** Aim **
Repeat word for word the lines from the top of the records through the line containing "const xMin = 0.01, xMax", and skip the pictures.

Plotting code records
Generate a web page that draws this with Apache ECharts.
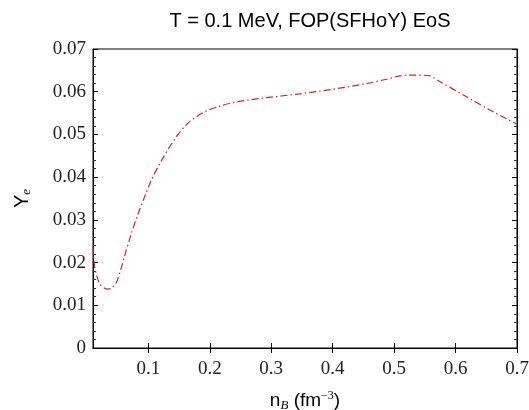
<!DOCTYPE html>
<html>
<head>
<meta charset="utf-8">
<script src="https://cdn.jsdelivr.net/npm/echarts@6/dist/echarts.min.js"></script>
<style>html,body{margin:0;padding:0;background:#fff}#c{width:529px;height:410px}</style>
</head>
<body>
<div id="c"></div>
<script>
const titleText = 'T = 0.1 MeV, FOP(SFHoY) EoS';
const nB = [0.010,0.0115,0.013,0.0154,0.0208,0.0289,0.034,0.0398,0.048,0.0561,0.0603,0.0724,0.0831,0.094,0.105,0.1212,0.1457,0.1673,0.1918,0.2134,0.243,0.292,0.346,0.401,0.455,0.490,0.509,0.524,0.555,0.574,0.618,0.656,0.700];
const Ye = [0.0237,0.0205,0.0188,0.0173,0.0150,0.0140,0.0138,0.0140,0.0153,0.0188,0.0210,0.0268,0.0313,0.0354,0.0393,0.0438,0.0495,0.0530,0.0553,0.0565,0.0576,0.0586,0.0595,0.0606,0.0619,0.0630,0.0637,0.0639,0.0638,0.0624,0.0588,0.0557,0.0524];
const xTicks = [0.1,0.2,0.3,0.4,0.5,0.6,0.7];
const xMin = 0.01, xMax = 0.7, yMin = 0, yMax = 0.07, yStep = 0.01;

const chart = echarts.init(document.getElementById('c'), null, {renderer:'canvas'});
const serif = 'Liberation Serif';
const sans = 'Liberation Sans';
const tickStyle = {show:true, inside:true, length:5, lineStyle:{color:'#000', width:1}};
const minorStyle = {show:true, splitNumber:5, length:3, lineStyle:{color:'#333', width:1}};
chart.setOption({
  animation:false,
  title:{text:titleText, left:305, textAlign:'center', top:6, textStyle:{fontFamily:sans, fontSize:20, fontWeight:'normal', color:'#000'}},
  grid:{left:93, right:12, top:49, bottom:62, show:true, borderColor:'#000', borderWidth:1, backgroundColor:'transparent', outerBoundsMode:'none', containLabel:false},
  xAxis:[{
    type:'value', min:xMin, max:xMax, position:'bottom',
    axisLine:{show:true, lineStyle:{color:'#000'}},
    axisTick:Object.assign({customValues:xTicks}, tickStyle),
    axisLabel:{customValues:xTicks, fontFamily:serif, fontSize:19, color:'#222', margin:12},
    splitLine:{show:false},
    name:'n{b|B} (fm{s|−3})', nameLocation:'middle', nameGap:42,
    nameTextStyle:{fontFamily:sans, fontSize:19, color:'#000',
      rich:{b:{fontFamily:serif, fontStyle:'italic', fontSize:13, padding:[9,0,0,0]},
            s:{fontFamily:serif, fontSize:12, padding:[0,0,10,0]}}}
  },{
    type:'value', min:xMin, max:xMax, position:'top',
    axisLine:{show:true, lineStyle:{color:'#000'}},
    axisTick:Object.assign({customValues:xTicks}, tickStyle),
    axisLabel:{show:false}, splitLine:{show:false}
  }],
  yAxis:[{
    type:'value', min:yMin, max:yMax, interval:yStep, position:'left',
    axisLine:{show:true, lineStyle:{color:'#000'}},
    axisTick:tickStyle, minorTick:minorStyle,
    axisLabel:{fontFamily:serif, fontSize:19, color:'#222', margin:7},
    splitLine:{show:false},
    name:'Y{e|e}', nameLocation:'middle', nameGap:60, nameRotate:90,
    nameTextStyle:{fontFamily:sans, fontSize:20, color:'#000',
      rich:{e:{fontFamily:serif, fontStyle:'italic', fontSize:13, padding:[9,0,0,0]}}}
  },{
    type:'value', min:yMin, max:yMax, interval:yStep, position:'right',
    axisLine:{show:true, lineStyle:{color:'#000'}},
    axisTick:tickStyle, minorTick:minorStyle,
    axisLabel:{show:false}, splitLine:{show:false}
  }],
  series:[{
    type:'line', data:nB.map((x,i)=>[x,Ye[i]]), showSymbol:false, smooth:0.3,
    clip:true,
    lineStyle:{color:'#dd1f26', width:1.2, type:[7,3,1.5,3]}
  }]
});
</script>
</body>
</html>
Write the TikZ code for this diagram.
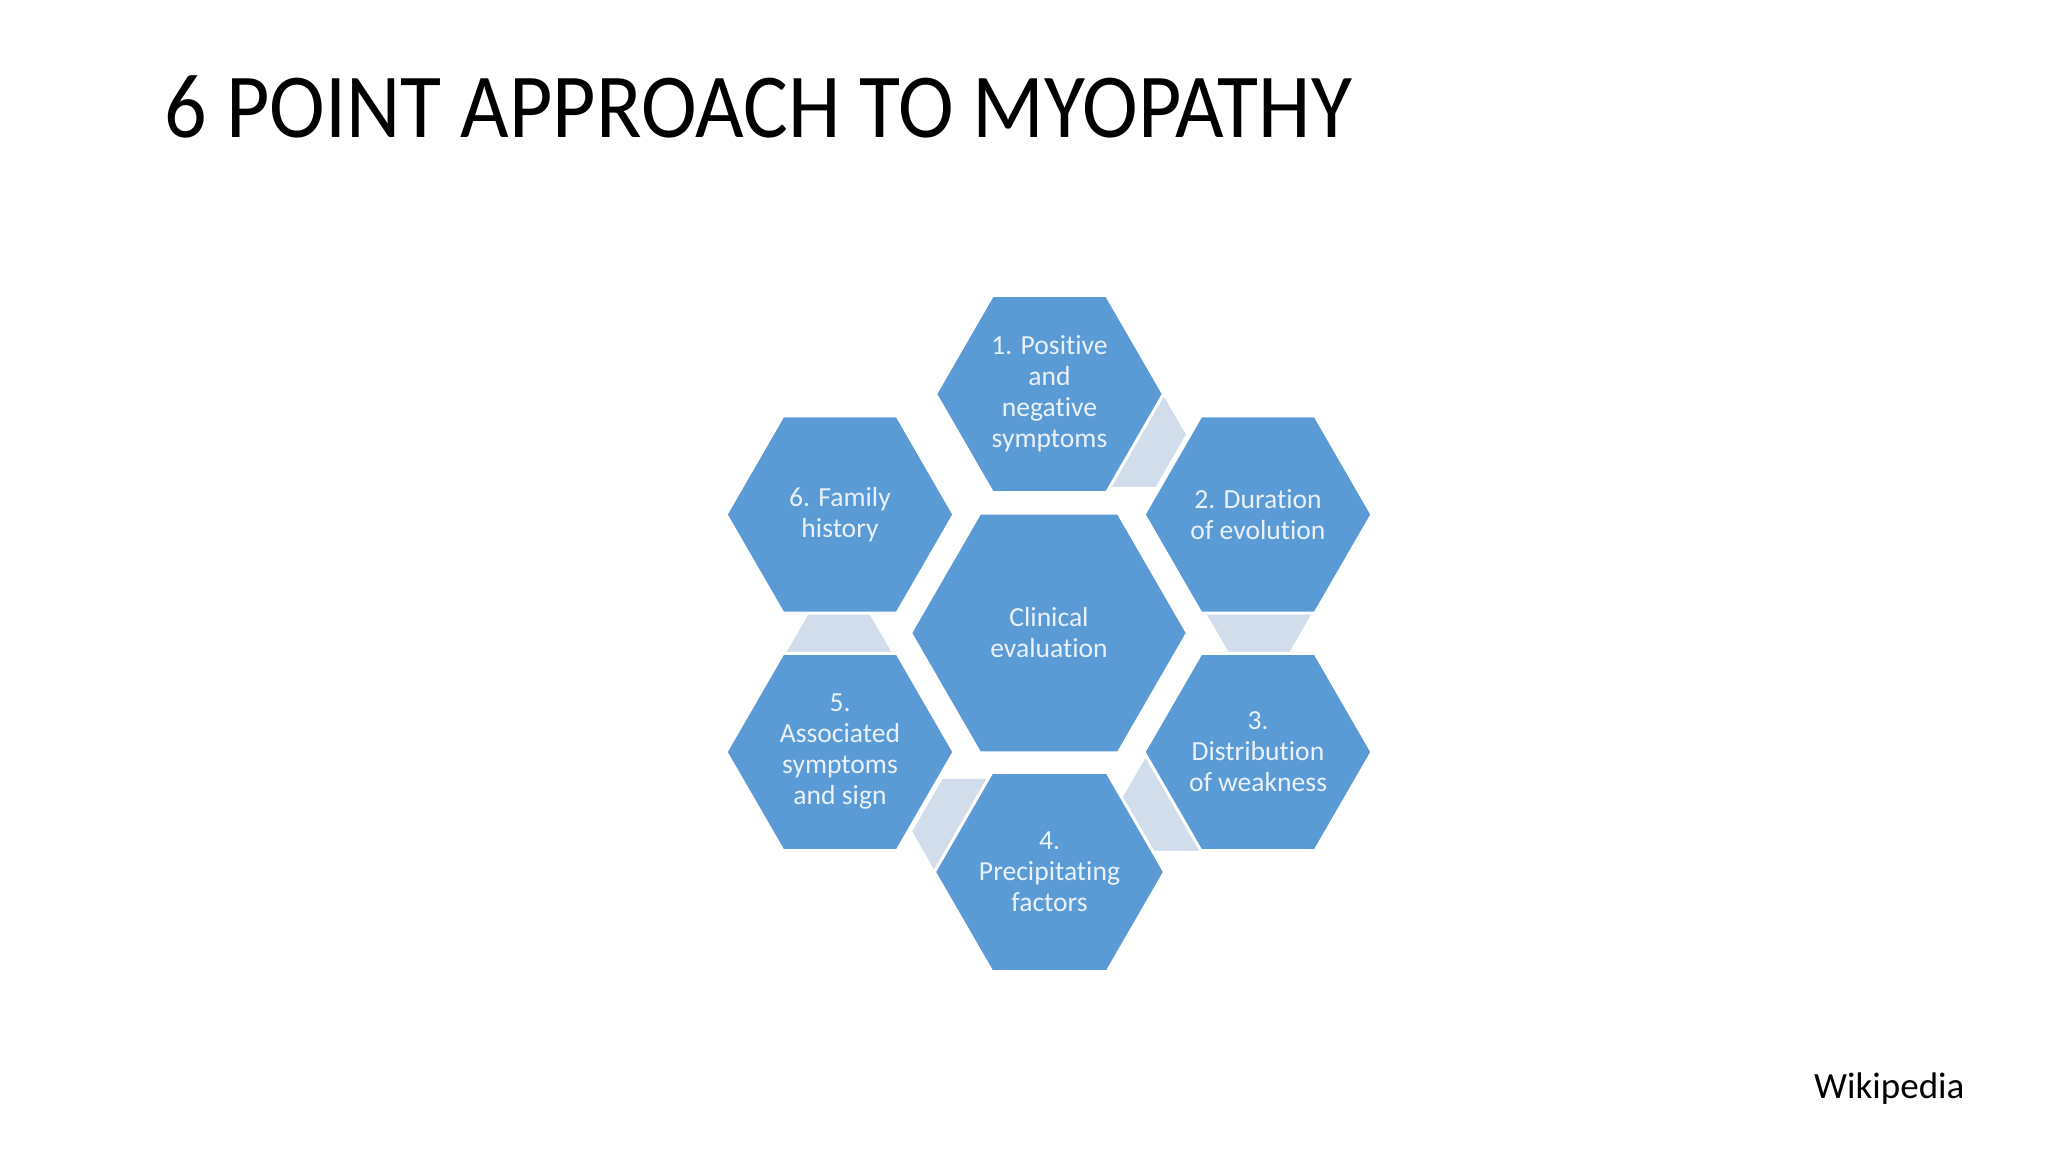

** Result below **
Generate a web page that draws this with Apache ECharts.
<!DOCTYPE html>
<html>
<head>
<meta charset="utf-8">
<script src="https://cdn.jsdelivr.net/npm/echarts@6/dist/echarts.min.js"></script>
<style>html,body{margin:0;padding:0;background:#fff}#c{width:529px;height:410px}</style>
</head>
<body>
<div id="c"></div>
<script>
const titleText = 'T = 0.1 MeV, FOP(SFHoY) EoS';
const nB = [0.010,0.0115,0.013,0.0154,0.0208,0.0289,0.034,0.0398,0.048,0.0561,0.0603,0.0724,0.0831,0.094,0.105,0.1212,0.1457,0.1673,0.1918,0.2134,0.243,0.292,0.346,0.401,0.455,0.490,0.509,0.524,0.555,0.574,0.618,0.656,0.700];
const Ye = [0.0237,0.0205,0.0188,0.0173,0.0150,0.0140,0.0138,0.0140,0.0153,0.0188,0.0210,0.0268,0.0313,0.0354,0.0393,0.0438,0.0495,0.0530,0.0553,0.0565,0.0576,0.0586,0.0595,0.0606,0.0619,0.0630,0.0637,0.0639,0.0638,0.0624,0.0588,0.0557,0.0524];
const xTicks = [0.1,0.2,0.3,0.4,0.5,0.6,0.7];
const xMin = 0.01, xMax = 0.7, yMin = 0, yMax = 0.07, yStep = 0.01;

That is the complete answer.